While many people may disagree, I believe there are some so-called touristy experiences a traveler ought to do. See Venice by gondola, for instance. Or climb at least part of the Great Wall in China. I’ve done both of those and don’t regret either. The magic of Venice was best felt from the water. The Great Wall’s testament to the fortitude of a nation was best understood from the uneven, steep steps of the wall built more than 2,000 years ago.
So it’s no wonder I wanted to attend a luau when I visited Hawaii. I found the experience not only entertaining, but also educational and, thanks to the family putting on the show, not at all touristy. Instead, the luau I experienced in Kauai at the famous Tahiti Nui restaurant in Hanalei was steeped in culture and tradition and intended to help visitors better understand the place and the people of the area.

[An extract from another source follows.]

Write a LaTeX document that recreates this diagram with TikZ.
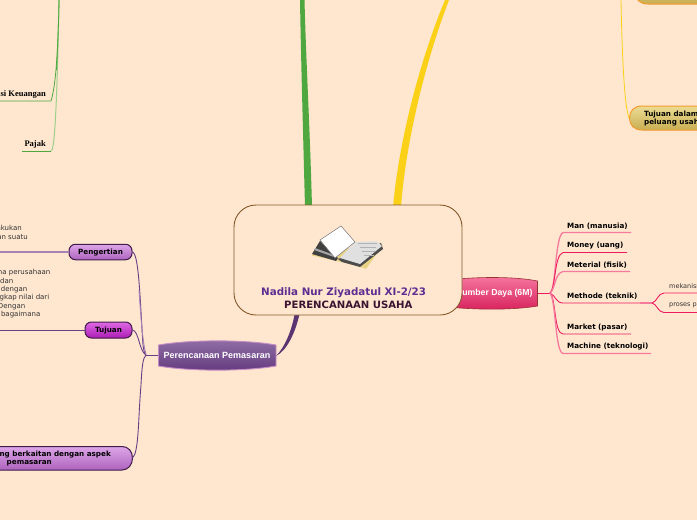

If you’ve seen the movie “The Descendants,” Tahiti Nui is the restaurant where George Clooney’s character meets up with his cousin (played by Beau Bridges). The luau is held in a banquet room at the restaurant once a week and its indoor location makes for an intimate environment with seating close to the performers.
The luau begins with a short walk outside to where the pig is being cooked in a traditional underground pit. The pig is taken out of the imu (pit) and its wrappings of banana leaves and burlap are removed while visitors hear about the work and long hours involved in the cooking process. Visitors then get to taste the succulent pork, still steaming hot. Delicious!
Back inside, dinner is served buffet style with Mai Tais, rice, the pork and more. Seating is family style so you can make new friends while enjoying the meal.
Then, the show begins. The importance of “Aloha” is shared (see my earlier post on this multidimensional word) and the history of the hula is told while dancers perform. We learned about hula schools and competitions, how the hand motions of the dance represent words in the songs being sung, and the rigorous training needed to properly perform what is a complex and beautiful form of art. A more traditional hula kicked off the show and the dramatic fire dance ended it. Touristy or not, it’s an experience I highly recommend.